また、内因性精神病と体型との関係では、統合失調症とやせ型、そううつ病と太り型との強い親和性が指摘されている。彼は患者の病前性格や近親者の性格を調べ、患者の遺伝圏内にある性格傾向を、それぞれ内閉性気質、循環性気質、粘着性気質と名づけ正常者への適用も試みた。気質の主要な特徴は以下のとおりである。
[山崎勝男]
気質の主要な特徴
〔1〕内閉性気質 (1)非社交的、もの静か、内気、きまじめ、変わり者。(2)臆病(おくびょう)、恥ずかしがり、敏感、傷つきやすい、神経質、興奮しやすい、自然あるいは書物を友とする。

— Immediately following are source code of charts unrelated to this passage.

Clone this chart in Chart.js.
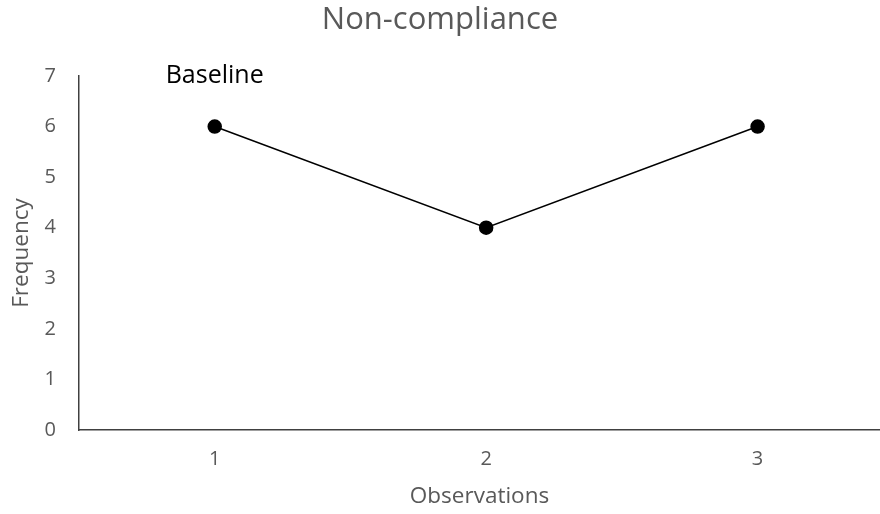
<!DOCTYPE html>
<html>
<head>
<meta charset="utf-8">
<script src="https://cdn.jsdelivr.net/npm/chart.js@4/dist/chart.umd.min.js"></script>
<style>
  html, body { margin: 0; padding: 0; background: #fff; overflow: hidden; }
  #wrap { width: 880px; height: 514px; position: relative; }
</style>
</head>
<body>
<div id="wrap"><canvas id="chart"></canvas></div>
<script>
// data
const observations = [1, 2, 3];
const frequency = [6, 4, 6];
const yTicks = [0, 1, 2, 3, 4, 5, 6, 7];
const phaseLabel = 'Baseline';

const FONT = '"Open Sans", "Noto Sans", sans-serif';
const GREY = '#595959';

// phase label above the first observation
const phasePlugin = {
    id: 'phaseLabel',
    afterDraw(chart) {
        const { ctx, scales } = chart;
        ctx.save();
        ctx.font = `25px ${FONT}`;
        ctx.fillStyle = '#000';
        ctx.textAlign = 'center';
        ctx.textBaseline = 'middle';
        ctx.fillText(phaseLabel, scales.x.getPixelForValue(observations[0]), scales.y.getPixelForValue(7));
        ctx.restore();
    }
};

new Chart(document.getElementById('chart'), {
    type: 'line',
    data: {
        datasets: [{
            label: 'Non-compliance',
            data: observations.map((o, i) => ({ x: o, y: frequency[i] })),
            borderColor: '#000',
            backgroundColor: '#000',
            borderWidth: 1.5,
            pointRadius: 6.5,
            pointBackgroundColor: '#000',
            pointBorderColor: '#000',
            tension: 0,
        }]
    },
    options: {
        responsive: true,
        maintainAspectRatio: false,
        animation: false,
        layout: { padding: 0, autoPadding: false },
        scales: {
            x: {
                type: 'linear',
                min: 0.5,
                max: 3.451,
                afterBuildTicks: (s) => { s.ticks = observations.map(v => ({ value: v })); },
                afterFit: (s) => { s.height = 84; },
                grid: { display: false, drawTicks: false },
                border: { display: true, color: '#404040', width: 1.5 },
                ticks: { color: GREY, font: { family: FONT, size: 20 }, padding: 17 },
                title: {
                    display: true,
                    text: 'Observations',
                    color: GREY,
                    font: { family: FONT, size: 22.5 },
                    padding: { top: 0, bottom: 3.5 }
                }
            },
            y: {
                min: 0,
                max: 7,
                afterBuildTicks: (s) => { s.ticks = yTicks.map(v => ({ value: v })); },
                afterFit: (s) => { s.width = 79; },
                grid: { display: false, drawTicks: false },
                border: { display: true, color: '#404040', width: 1.5 },
                ticks: { color: GREY, font: { family: FONT, size: 20 }, padding: 23 },
                title: {
                    display: true,
                    text: 'Frequency',
                    color: GREY,
                    font: { family: FONT, size: 22.5 },
                    padding: { top: 8, bottom: 0 }
                }
            }
        },
        plugins: {
            legend: { display: false },
            tooltip: { enabled: false },
            title: {
                display: true,
                text: 'Non-compliance',
                color: GREY,
                font: { family: FONT, size: 31, weight: 'normal' },
                padding: { top: 1.4, bottom: 37.4 }
            }
        }
    },
    plugins: [phasePlugin]
});
</script>
</body>
</html>
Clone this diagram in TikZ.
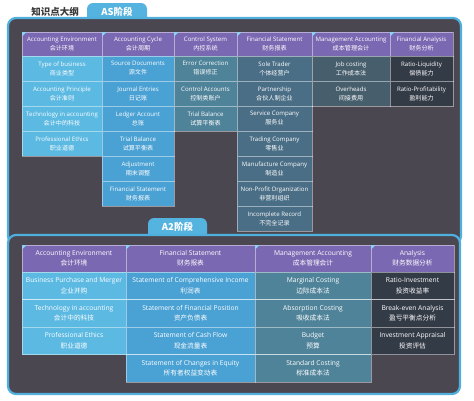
\documentclass[tikz,border=0pt]{standalone}
\usepackage{fontspec}
\setmainfont{Open Sans}
\newfontfamily\cjk{Noto Sans CJK SC}
\definecolor{panelbg}{HTML}{4A4751}
\definecolor{panelline}{HTML}{4FAFDD}
\definecolor{tabblue}{HTML}{55B3DF}
\definecolor{headpurple}{HTML}{7B68B2}
\definecolor{triblue}{HTML}{8FD0F0}
\definecolor{colA}{HTML}{5BB9E2}
\definecolor{colB}{HTML}{4AA1D4}
\definecolor{colC}{HTML}{4F8399}
\definecolor{colD}{HTML}{4A6E86}
\definecolor{colE}{HTML}{475E6D}
\definecolor{colF}{HTML}{333B47}
\definecolor{titlegrey}{HTML}{3A3A3A}
\tikzset{
  cellbase/.style={draw=white, draw opacity=0.45, line width=0.5pt, inner sep=0pt, outer sep=0pt,
    align=center, text=white},
  topcell/.style={cellbase, font=\fontsize{6.1}{9}\selectfont},
  lowcell/.style={cellbase, font=\fontsize{6.7}{10.2}\selectfont},
  hdr/.style={fill=headpurple},
  cA/.style={fill=colA}, cB/.style={fill=colB}, cC/.style={fill=colC},
  cD/.style={fill=colD}, cE/.style={fill=colE}, cF/.style={fill=colF},
  panel/.style={fill=panelbg, draw=panelline, line width=2.2pt, rounded corners=8pt},
  tab/.style={fill=tabblue, rounded corners=6pt},
  tri/.style={fill=triblue},
  tabtext/.style={text=white, font=\cjk\bfseries\fontsize{9.5}{10}\selectfont},
}
% name, x1, y1, x2, y2, style, english, chinese
\newcommand\mycell[8]{%
  \node[#6, minimum width={(#4-#2)*1pt}, minimum height={(#5-#3)*1pt}] (#1) at ({(#2+#4)/2},{(#3+#5)/2}) {#7\\{\cjk #8}};}
\newcommand\mytri[1]{\fill[tri] (#1.north west) -- ++(4.5,0) -- ++(-4.5,4.5) -- cycle;}
\begin{document}
\begin{tikzpicture}[x=1pt,y=-1pt]
\useasboundingbox (0,0) rectangle (474,400);
% ---------- top panel ----------
\fill[tab] (87,3) rectangle (147,26);
\node[tabtext] (astab) at (117,11.5) {AS阶段};
\node[text=titlegrey, font=\cjk\bfseries\fontsize{9.5}{10}\selectfont] (title) at (55,11.5) {知识点大纲};
\draw[panel] (8,18) rectangle (461,244);
% headers
\mycell{h1}{22}{32}{102}{56}{topcell,hdr}{Accounting Environment}{会计环境}
\mycell{h2}{102}{32}{174}{56}{topcell,hdr}{Accounting Cycle}{会计周期}
\mycell{h3}{174}{32}{237}{56}{topcell,hdr}{Control System}{内控系统}
\mycell{h4}{237}{32}{312}{56}{topcell,hdr}{Financial Statement}{财务报表}
\mycell{h5}{312}{32}{390}{56}{topcell,hdr}{Management Accounting}{成本管理会计}
\mycell{h6}{390}{32}{453}{56}{topcell,hdr}{Financial Analysis}{财务分析}
\mytri{h1}\mytri{h2}\mytri{h3}\mytri{h4}\mytri{h5}\mytri{h6}
% column 1
\mycell{a1}{22}{56}{102}{81}{topcell,cA}{Type of business}{商业类型}
\mycell{a2}{22}{81}{102}{106}{topcell,cA}{Accounting Principle}{会计准则}
\mycell{a3}{22}{106}{102}{131}{topcell,cA}{Technology in accounting}{会计中的科技}
\mycell{a4}{22}{131}{102}{156}{topcell,cA}{Professional Ethics}{职业道德}
% column 2
\mycell{b1}{102}{56}{174}{81}{topcell,cB}{Source Documents}{源文件}
\mycell{b2}{102}{81}{174}{106}{topcell,cB}{Journal Entries}{日记账}
\mycell{b3}{102}{106}{174}{131}{topcell,cB}{Ledger Account}{总账}
\mycell{b4}{102}{131}{174}{156}{topcell,cB}{Trial Balance}{试算平衡表}
\mycell{b5}{102}{156}{174}{181}{topcell,cB}{Adjustment}{期末调整}
\mycell{b6}{102}{181}{174}{206}{topcell,cB}{Financial Statement}{财务报表}
% column 3
\mycell{c1}{174}{56}{237}{81}{topcell,cC}{Error Correction}{错误修正}
\mycell{c2}{174}{81}{237}{106}{topcell,cC}{Control Accounts}{控制类账户}
\mycell{c3}{174}{106}{237}{131}{topcell,cC}{Trial Balance}{试算平衡表}
% column 4
\mycell{d1}{237}{56}{312}{81}{topcell,cD}{Sole Trader}{个体经营户}
\mycell{d2}{237}{81}{312}{106}{topcell,cD}{Partnership}{合伙人制企业}
\mycell{d3}{237}{106}{312}{131}{topcell,cD}{Service Company}{服务业}
\mycell{d4}{237}{131}{312}{156}{topcell,cD}{Trading Company}{零售业}
\mycell{d5}{237}{156}{312}{181}{topcell,cD}{Manufacture Company}{制造业}
\mycell{d6}{237}{181}{312}{206}{topcell,cD}{Non-Profit Organization}{非营利组织}
\mycell{d7}{237}{206}{312}{231}{topcell,cD}{Incomplete Record}{不完全记录}
% column 5
\mycell{e1}{312}{56}{390}{81}{topcell,cE}{Job costing}{工作成本法}
\mycell{e2}{312}{81}{390}{106}{topcell,cE}{Overheads}{间接费用}
% column 6
\mycell{f1}{390}{56}{453}{81}{topcell,cF}{Ratio-Liquidity}{偿债能力}
\mycell{f2}{390}{81}{453}{106}{topcell,cF}{Ratio-Profitability}{盈利能力}
% ---------- lower panel ----------
\fill[tab] (148,218) rectangle (207,240);
\node[tabtext] (a2tab) at (177.5,227) {A2阶段};
\draw[panel] (8,235) rectangle (460,394);
\mycell{H1}{22}{245}{126}{272}{lowcell,hdr}{Accounting Environment}{会计环境}
\mycell{H2}{126}{245}{255}{272}{lowcell,hdr}{Financial Statement}{财务报表}
\mycell{H3}{255}{245}{371}{272}{lowcell,hdr}{Management Accounting}{成本管理会计}
\mycell{H4}{371}{245}{454}{272}{lowcell,hdr}{Analysis}{财务数据分析}
\mytri{H1}\mytri{H2}\mytri{H3}\mytri{H4}
\mycell{A1}{22}{272}{126}{299.5}{lowcell,cA}{Business Purchase and Merger}{企业并购}
\mycell{A2}{22}{299.5}{126}{327}{lowcell,cA}{Technology in accounting}{会计中的科技}
\mycell{A3}{22}{327}{126}{354.5}{lowcell,cA}{Professional Ethics}{职业道德}
\mycell{B1}{126}{272}{255}{299.5}{lowcell,cB}{Statement of Comprehensive Income}{利润表}
\mycell{B2}{126}{299.5}{255}{327}{lowcell,cB}{Statement of Financial Position}{资产负债表}
\mycell{B3}{126}{327}{255}{354.5}{lowcell,cB}{Statement of Cash Flow}{现金流量表}
\mycell{B4}{126}{354.5}{255}{382}{lowcell,cB}{Statement of Changes in Equity}{所有者权益变动表}
\mycell{C1}{255}{272}{371}{299.5}{lowcell,cC}{Marginal Costing}{边际成本法}
\mycell{C2}{255}{299.5}{371}{327}{lowcell,cC}{Absorption Costing}{吸收成本法}
\mycell{C3}{255}{327}{371}{354.5}{lowcell,cC}{Budget}{预算}
\mycell{C4}{255}{354.5}{371}{382}{lowcell,cC}{Standard Costing}{标准成本法}
\mycell{D1}{371}{272}{454}{299.5}{lowcell,cF}{Ratio-Investment}{投资收益率}
\mycell{D2}{371}{299.5}{454}{327}{lowcell,cF}{Break-even Analysis}{盈亏平衡点分析}
\mycell{D3}{371}{327}{454}{354.5}{lowcell,cF}{Investment Appraisal}{投资评估}
\end{tikzpicture}
\end{document}
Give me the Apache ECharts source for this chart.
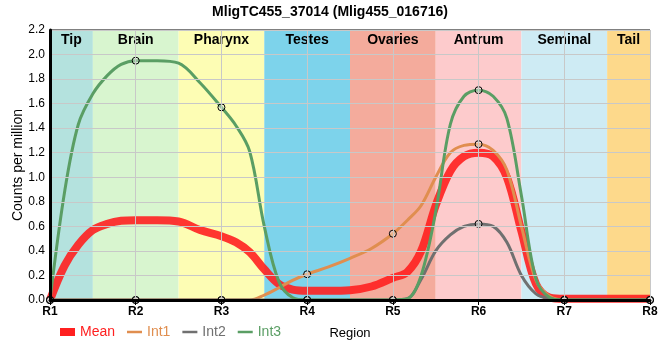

(3)従順、お人よし、温和、無関心、鈍感、愚鈍。
〔2〕循環性気質 (1)社交的、善良、親切、温厚。(2)明朗、ユーモアに富む、活発、激しやすい。(3)口数が少ない、平静、陰気、気が弱い。
〔3〕粘着性気質 (1)固執性、熱中性、几帳面(きちょうめん)、秩序を好む。(2)ものの考え方の回りくどさ、テンポが遅い、融通が効かない、人にていねい。(3)爆発的に怒る、かたくなに意見を主張する。
この3気質は体型と親和性があり、内閉性気質はやせ型、循環性気質は太り型、粘着性気質は筋骨型と対応する。
[山崎勝男]
シェルドンの学説
シェルドンは、正常人を対象に身体部分の17か所の測定値と身長の比を統計的に分析し以下の3類型を明らかにした。
(1)内胚葉(ないはいよう)型 内胚葉を起源とする消化器官の発達がよく、柔らかく肥満体。
(2)中胚葉型 中胚葉を起源とする筋、骨の発達がよく、角張った、がっちりした体格。
(3)外胚葉型 外胚葉を起源とする皮膚組織、感覚器官、神経組織の発達がよく、弱々しい体格。
内胚葉型はクレッチマーの太り型、中胚葉型は筋骨型、外胚葉型はやせ型に該当している。この体型分類に対応する性格特性は以下のとおりである。
[山崎勝男]
性格特性
(1)内臓型性格(内臓緊張型気質) 安楽、緩慢、貪欲(どんよく)、社交的、寛容、自己満足など。
(2)身体型性格(身体緊張型気質) 粗い動作姿勢、精力的、運動好き、権力欲、大胆率直、荒々しい攻撃性、苦痛への強さ。
(3)頭脳型性格(頭脳緊張型気質) 堅い動作姿勢、尚早反応、引っ込み思案、過敏心配性、表出抑制、社交嫌い、苦痛への弱さ。
このように、内胚葉型は内臓型性格と、中胚葉型は身体型性格と、さらに外胚葉型は頭脳型性格とそれぞれ高く相関している。また体型を介してクレッチマーの気質との対応関係も指摘されている。